▶ _Problem requirements_
Starting at the first line of the entries, extract each line up to and including the one that contains "var winterPoint = [0, 5];", but leave out the pictures.

▶ _Dataset excerpts_
◆ ◆ ◆ ◆
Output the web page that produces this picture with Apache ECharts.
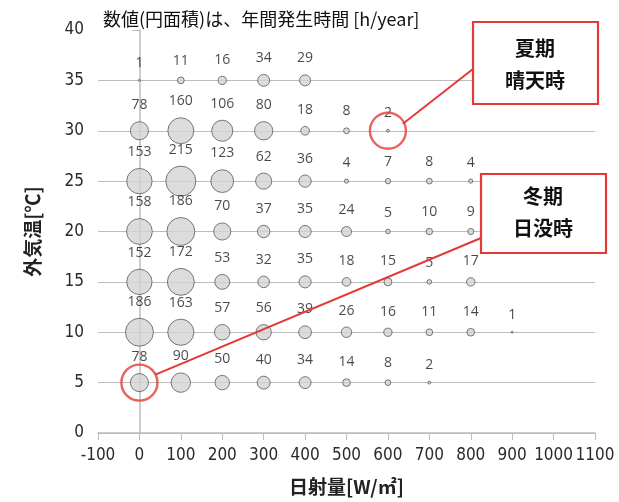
<!DOCTYPE html>
<html>
<head>
<meta charset="utf-8">
<script src="https://cdn.jsdelivr.net/npm/echarts@6/dist/echarts.min.js"></script>
<style>
html,body{margin:0;padding:0;background:#fff;}
#main{width:619px;height:502px;}
</style>
</head>
<body>
<div id="main"></div>
<script>
// 日射量 [W/m2] (x) と 外気温 [℃] (y)
var radiation = [0, 100, 200, 300, 400, 500, 600, 700, 800, 900];
var temps = [35, 30, 25, 20, 15, 10, 5];
// 年間発生時間 [h/year]、外気温ごと（nullは該当なし）
var hours35 = [1, 11, 16, 34, 29, null, null, null, null, null];
var hours30 = [78, 160, 106, 80, 18, 8, 2, null, null, null];
var hours25 = [153, 215, 123, 62, 36, 4, 7, 8, 4, null];
var hours20 = [158, 186, 70, 37, 35, 24, 5, 10, 9, null];
var hours15 = [152, 172, 53, 32, 35, 18, 15, 5, 17, null];
var hours10 = [186, 163, 57, 56, 39, 26, 16, 11, 14, 1];
var hours5 = [78, 90, 50, 40, 34, 14, 8, 2, null, null];
var hoursRows = [hours35, hours30, hours25, hours20, hours15, hours10, hours5];
var xTicks = ['-100', '0', '100', '200', '300', '400', '500', '600', '700', '800', '900', '1000', '1100'];
// 注記の対象点
var summerPoint = [600, 30];
var winterPoint = [0, 5];

var bubbles = [];
for (var r = 0; r < temps.length; r++) {
  for (var c = 0; c < radiation.length; c++) {
    if (hoursRows[r][c] != null) bubbles.push([radiation[c], temps[r], hoursRows[r][c]]);
  }
}

var myChart = echarts.init(document.getElementById('main'));
var axisFont = '"DejaVu Sans Condensed", "Liberation Sans Narrow", sans-serif';
var cjk = '"Noto Sans CJK JP", sans-serif';

var option = {
  animation: false,
  title: {
    text: '数値(円面積)は、年間発生時間 [h/year]',
    left: 98, top: 5,
    textStyle: {fontFamily: cjk, fontSize: 18, fontWeight: 'normal', color: '#111'}
  },
  grid: {left: 98, right: 24, top: 30, bottom: 69},
  xAxis: {
    type: 'value', min: -100, max: 1100, interval: 100,
    name: '日射量[W/㎡]', nameLocation: 'middle', nameGap: 44,
    nameTextStyle: {fontFamily: cjk, fontSize: 19, fontWeight: 'bold', color: '#222'},
    axisLine: {show: true, lineStyle: {color: '#bcbcbc', width: 1.5}},
    axisTick: {show: true, length: 7, lineStyle: {color: '#bcbcbc'}},
    axisLabel: {
      fontFamily: axisFont, fontSize: 17, color: '#2a2a2a', margin: 14,
      formatter: function (v) { return xTicks[Math.round((v + 100) / 100)]; }
    },
    splitLine: {show: false}
  },
  yAxis: {
    type: 'value', min: 0, max: 40, interval: 5,
    name: '外気温[℃]', nameLocation: 'middle', nameGap: 56, nameRotate: 90,
    nameTextStyle: {fontFamily: cjk, fontSize: 19, fontWeight: 'bold', color: '#222'},
    axisLine: {show: true, lineStyle: {color: '#bcbcbc', width: 1.5}},
    axisTick: {show: true, inside: false, length: 7, lineStyle: {color: '#bcbcbc'}},
    axisLabel: {fontFamily: axisFont, fontSize: 17, color: '#2a2a2a', margin: 14},
    splitLine: {show: true, lineStyle: {
      color: ['#bcbcbc', '#bcbcbc', '#bcbcbc', '#bcbcbc', '#bcbcbc', '#bcbcbc', '#bcbcbc', '#bcbcbc', 'rgba(0,0,0,0)'],
      width: 1.2
    }}
  },
  series: [{
    type: 'scatter',
    data: bubbles,
    symbolSize: function (v) { return Math.max(2, 2.05 * Math.sqrt(v[2])); },
    itemStyle: {color: '#d3d3d5', borderColor: '#4a4a4a', borderWidth: 0.9},
    label: {
      show: true, position: 'top', distance: 9,
      formatter: function (p) { return p.value[2]; },
      fontFamily: '"Open Sans", sans-serif', fontSize: 14, color: '#1a1a1a'
    },
    z: 2
  }, {
    type: 'scatter',
    data: [summerPoint, winterPoint],
    symbol: 'circle',
    symbolSize: 36,
    itemStyle: {color: 'rgba(0,0,0,0)', borderColor: '#e53935', borderWidth: 2.4},
    silent: true,
    z: 5
  }]
};
myChart.setOption(option);

// 注記の引出線と枠
var s = myChart.convertToPixel({gridIndex: 0}, summerPoint);
var w = myChart.convertToPixel({gridIndex: 0}, winterPoint);
var red = '#e53935';
var boxText = {fontFamily: cjk, fontSize: 20, fontWeight: 'bold', fill: '#111', lineHeight: 32, align: 'center', verticalAlign: 'middle'};
myChart.setOption({
  graphic: [
    {type: 'line', shape: {x1: s[0] + 15, y1: s[1] - 7, x2: 473, y2: 69}, style: {stroke: red, lineWidth: 2}, z: 10},
    {type: 'line', shape: {x1: w[0] + 16, y1: w[1] - 8, x2: 481, y2: 238}, style: {stroke: red, lineWidth: 2}, z: 10},
    {type: 'rect', shape: {x: 473, y: 22, width: 125, height: 82}, style: {fill: '#fff', stroke: red, lineWidth: 2.2}, z: 11},
    {type: 'text', x: 535, y: 64, style: Object.assign({text: '夏期\n晴天時'}, boxText), z: 12},
    {type: 'rect', shape: {x: 481, y: 174, width: 125, height: 79}, style: {fill: '#fff', stroke: red, lineWidth: 2.2}, z: 11},
    {type: 'text', x: 543, y: 212, style: Object.assign({text: '冬期\n日没時'}, boxText), z: 12}
  ]
});
</script>
</body>
</html>
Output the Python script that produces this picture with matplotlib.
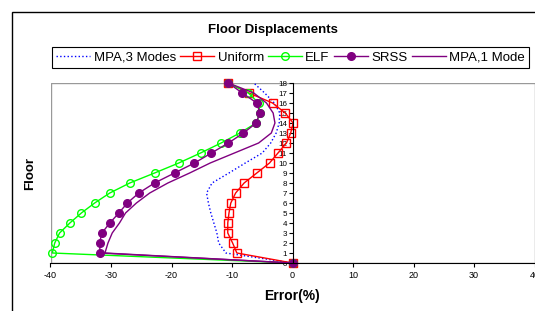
import matplotlib
matplotlib.use("Agg")
import matplotlib.pyplot as plt
from matplotlib.patches import Rectangle

plt.rcParams['font.family'] = ['Liberation Sans', 'DejaVu Sans']
plt.rcParams['axes.unicode_minus'] = False

floors = list(range(19))

mpa3 = [0, -11.0, -12.2, -12.5, -13.0, -13.5, -13.9, -14.2, -13.3, -10.5, -7.8,
        -5.0, -3.6, -2.7, -2.2, -2.1, -3.0, -4.6, -6.4]
uniform = [0, -9.2, -9.9, -10.7, -10.7, -10.5, -10.2, -9.4, -8.0, -5.9, -3.8,
           -2.4, -1.0, -0.3, 0.1, -1.2, -3.3, -7.2, -10.6]
elf = [0, -39.7, -39.3, -38.5, -36.8, -34.9, -32.7, -30.2, -26.9, -22.8, -18.8,
       -15.2, -11.8, -8.7, -6.0, -5.4, -5.6, -7.3, -10.6]
srss = [0, -31.8, -31.9, -31.5, -30.2, -28.7, -27.3, -25.4, -22.8, -19.5, -16.2,
        -13.4, -10.6, -8.1, -6.0, -5.4, -5.9, -8.3, -10.6]
mpa1 = [0, -31.0, -30.5, -29.8, -28.6, -27.6, -25.8, -23.6, -20.6, -17.0, -13.6,
        -9.6, -5.6, -3.5, -2.9, -3.2, -4.3, -6.4, -10.6]

xticks = [-40, -30, -20, -10, 0, 10, 20, 30, 40]

fig = plt.figure(figsize=(5.35, 3.11), dpi=100)

# outer chart frame
fig.patches.append(Rectangle((12 / 535, -0.1), 1.1, 1.1 - 12 / 311, transform=fig.transFigure,
                             fill=False, edgecolor='black', linewidth=1.0))

ax = fig.add_axes([50.5 / 535, 48 / 311, 484 / 535, 180 / 311])

ax.plot(mpa3, floors, color='blue', linestyle=':', linewidth=1.0, label='MPA,3 Modes')
ax.plot(uniform, floors, color='red', linewidth=1.0, marker='s', markersize=5.5,
        markerfacecolor='none', markeredgecolor='red', label='Uniform', clip_on=False)
ax.plot(elf, floors, color='#00ff00', linewidth=1.0, marker='o', markersize=5.5,
        markerfacecolor='none', markeredgecolor='#00ff00', label='ELF', clip_on=False)
ax.plot(srss, floors, color='purple', linewidth=1.0, marker='o', markersize=5.5,
        label='SRSS', clip_on=False)
ax.plot(mpa1, floors, color='purple', linewidth=1.0, label='MPA,1 Mode')

ax.set_xlim(-40, 40)
ax.set_ylim(0, 18)
ax.set_xticks(xticks)
ax.set_yticks(floors)

for s in ['top', 'right']:
    ax.spines[s].set_visible(False)
ax.spines['left'].set_position(('data', 0))
ax.spines['left'].set_color('black')
ax.spines['bottom'].set_color('black')
ax.add_patch(Rectangle((0, 0), 1, 1, transform=ax.transAxes, fill=False,
                       edgecolor='#999999', linewidth=1.0, zorder=0.5))

ax.tick_params(axis='x', labelsize=6.5, length=3, width=0.8, pad=3)
ax.tick_params(axis='y', labelsize=5.8, length=3, width=0.8, pad=1)

fig.text(273 / 535, 1 - 30 / 311, 'Floor Displacements', ha='center', va='center',
         fontsize=9.5, fontweight='bold')
fig.text(30 / 535, 1 - 173 / 311, 'Floor', ha='center', va='center', rotation=90,
         fontsize=9.5, fontweight='bold')
fig.text(292 / 535, 1 - 296 / 311, 'Error(%)', ha='center', va='center',
         fontsize=10, fontweight='bold')

leg = fig.legend(loc='center', bbox_to_anchor=(290.5 / 535, 1 - 57.5 / 311), ncol=5,
                 fontsize=9.5, frameon=True, fancybox=False, edgecolor='black',
                 framealpha=1, handlelength=2.6, handletextpad=0.25,
                 columnspacing=0.3, borderpad=0.3, borderaxespad=0)
leg.get_frame().set_linewidth(0.8)

fig.savefig('out.png', dpi=100)
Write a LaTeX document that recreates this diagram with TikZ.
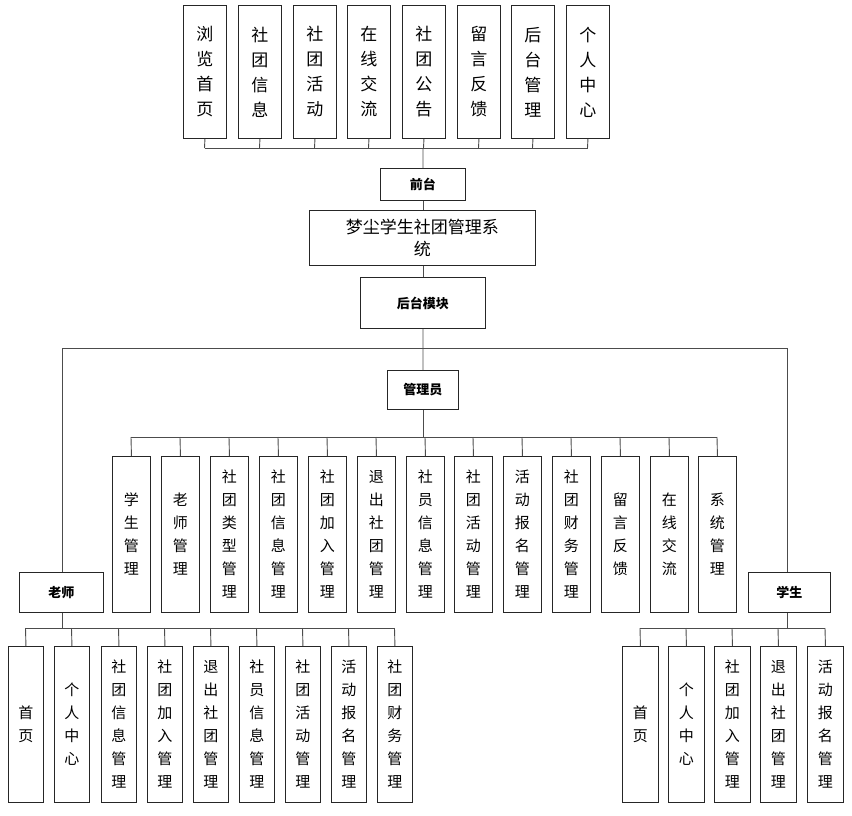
\documentclass[tikz,border=0pt]{standalone}
\usepackage{fontspec}
\setmainfont{Noto Sans CJK SC}
\begin{document}
\begin{tikzpicture}[x=1pt,y=-1pt,
  box/.style={draw=black!85,line width=0.9pt,inner sep=0pt,align=center,anchor=north west},
  vt/.style={box,font=\fontsize{15}{23}\selectfont},
  lab/.style={box,font=\fontsize{13}{16}\selectfont\bfseries},
  ln/.style={draw=black!70,line width=0.9pt}]
\useasboundingbox (0,0) rectangle (852,815);
% top row
\foreach \i/\t [count=\k] in {183/浏\\览\\首\\页,238/社\\团\\信\\息,293/社\\团\\活\\动,347/在\\线\\交\\流,402/社\\团\\公\\告,457/留\\言\\反\\馈,511/后\\台\\管\\理,566/个\\人\\中\\心}{
  \node[vt,font=\fontsize{17}{25}\selectfont,minimum width=43pt,minimum height=133pt] (t\k) at (\i,5) {\t};
  \coordinate (tb\k) at (\i+21.5,148);
  \draw[ln] (t\k.south) -- (tb\k);
}
\draw[ln] (tb1) -- (tb8);
\node[lab,minimum width=85pt,minimum height=32pt] (qt) at (380,168) {前台};
\coordinate (tbm) at (423,148);
\draw[ln] (tbm) -- (qt.north);
\node[box,font=\fontsize{17}{22}\selectfont,text width=220pt,minimum width=226pt,minimum height=55pt] (sys) at (309,210) {梦尘学生社团管理系\\统};
\draw[ln] (qt.south) -- (sys.north -| qt.south);
\node[lab,minimum width=125pt,minimum height=51pt] (ht) at (360,277) {后台模块};
\draw[ln] (sys.south -| ht.north) -- (ht.north);
\coordinate (hb) at (423,348);
\coordinate (hl) at (62,348);
\coordinate (hr) at (787,348);
\draw[ln] (ht.south) -- (hb);
\draw[ln] (hl) -- (hr);
\node[lab,minimum width=71pt,minimum height=39pt] (adm) at (387,370) {管理员};
\draw[ln] (hb) -- (adm.north);
% admin children
\foreach \i/\t [count=\k] in {112/学\\生\\管\\理,161/老\\师\\管\\理,210/社\\团\\类\\型\\管\\理,259/社\\团\\信\\息\\管\\理,308/社\\团\\加\\入\\管\\理,357/退\\出\\社\\团\\管\\理,406/社\\员\\信\\息\\管\\理,454/社\\团\\活\\动\\管\\理,503/活\\动\\报\\名\\管\\理,552/社\\团\\财\\务\\管\\理,601/留\\言\\反\\馈,650/在\\线\\交\\流,698/系\\统\\管\\理}{
  \node[vt,minimum width=38pt,minimum height=156pt] (a\k) at (\i,456) {\t};
  \coordinate (ab\k) at (\i+19,437);
  \draw[ln] (a\k.north) -- (ab\k);
}
\draw[ln] (ab1) -- (ab13);
\draw[ln] (adm.south) -- (adm.south |- ab1);
% teacher
\node[lab,minimum width=84pt,minimum height=40pt] (tea) at (19,572) {老师};
\draw[ln] (hl) -- (tea.north -| hl);
\foreach \i/\t [count=\k] in {8/首\\页,54/个\\人\\中\\心,101/社\\团\\信\\息\\管\\理,147/社\\团\\加\\入\\管\\理,193/退\\出\\社\\团\\管\\理,239/社\\员\\信\\息\\管\\理,285/社\\团\\活\\动\\管\\理,331/活\\动\\报\\名\\管\\理,377/社\\团\\财\\务\\管\\理}{
  \node[vt,minimum width=35pt,minimum height=156pt] (c\k) at (\i,646) {\t};
  \coordinate (cb\k) at (\i+17.5,628);
  \draw[ln] (c\k.north) -- (cb\k);
}
\draw[ln] (cb1) -- (cb9);
\draw[ln] (tea.south -| hl) -- (hl |- cb1);
% student
\node[lab,minimum width=82pt,minimum height=40pt] (stu) at (748,572) {学生};
\draw[ln] (hr) -- (stu.north -| hr);
\foreach \i/\t [count=\k] in {622/首\\页,668/个\\人\\中\\心,714/社\\团\\加\\入\\管\\理,760/退\\出\\社\\团\\管\\理,807/活\\动\\报\\名\\管\\理}{
  \node[vt,minimum width=36pt,minimum height=156pt] (s\k) at (\i,646) {\t};
  \coordinate (sb\k) at (\i+18,628);
  \draw[ln] (s\k.north) -- (sb\k);
}
\draw[ln] (sb1) -- (sb5);
\draw[ln] (stu.south -| hr) -- (hr |- sb1);
\end{tikzpicture}
\end{document}
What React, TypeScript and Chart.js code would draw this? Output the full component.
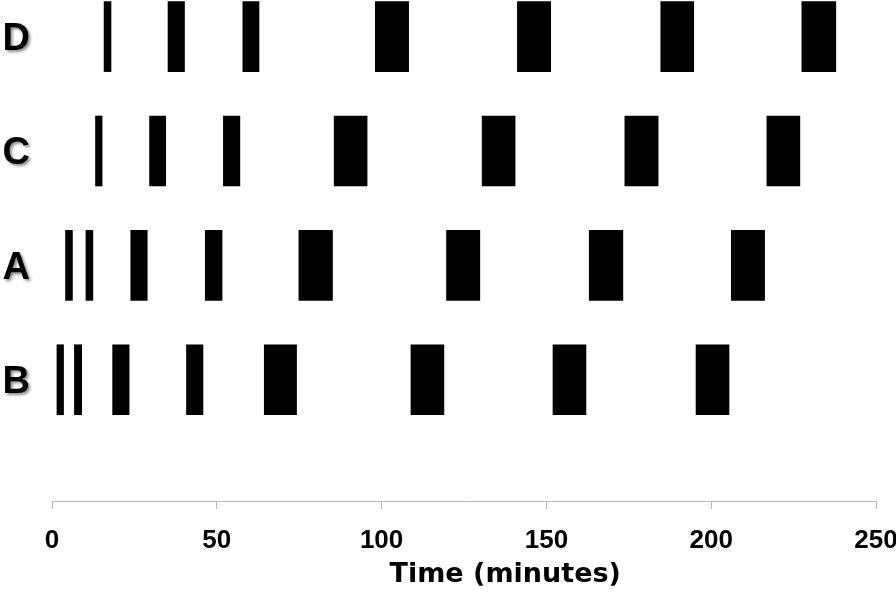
◆ ◆ ◆ ◆
▶ _The answer_
Output the web page that produces this picture with Apache ECharts.
<!DOCTYPE html>
<html>
<head>
<meta charset="utf-8">
<script src="https://cdn.jsdelivr.net/npm/echarts@6/dist/echarts.min.js"></script>
<style>
html,body{margin:0;padding:0;background:#fff;}
#main{width:619px;height:502px;}
</style>
</head>
<body>
<div id="main"></div>
<script>
// 日射量 [W/m2] (x) と 外気温 [℃] (y)
var radiation = [0, 100, 200, 300, 400, 500, 600, 700, 800, 900];
var temps = [35, 30, 25, 20, 15, 10, 5];
// 年間発生時間 [h/year]、外気温ごと（nullは該当なし）
var hours35 = [1, 11, 16, 34, 29, null, null, null, null, null];
var hours30 = [78, 160, 106, 80, 18, 8, 2, null, null, null];
var hours25 = [153, 215, 123, 62, 36, 4, 7, 8, 4, null];
var hours20 = [158, 186, 70, 37, 35, 24, 5, 10, 9, null];
var hours15 = [152, 172, 53, 32, 35, 18, 15, 5, 17, null];
var hours10 = [186, 163, 57, 56, 39, 26, 16, 11, 14, 1];
var hours5 = [78, 90, 50, 40, 34, 14, 8, 2, null, null];
var hoursRows = [hours35, hours30, hours25, hours20, hours15, hours10, hours5];
var xTicks = ['-100', '0', '100', '200', '300', '400', '500', '600', '700', '800', '900', '1000', '1100'];
// 注記の対象点
var summerPoint = [600, 30];
var winterPoint = [0, 5];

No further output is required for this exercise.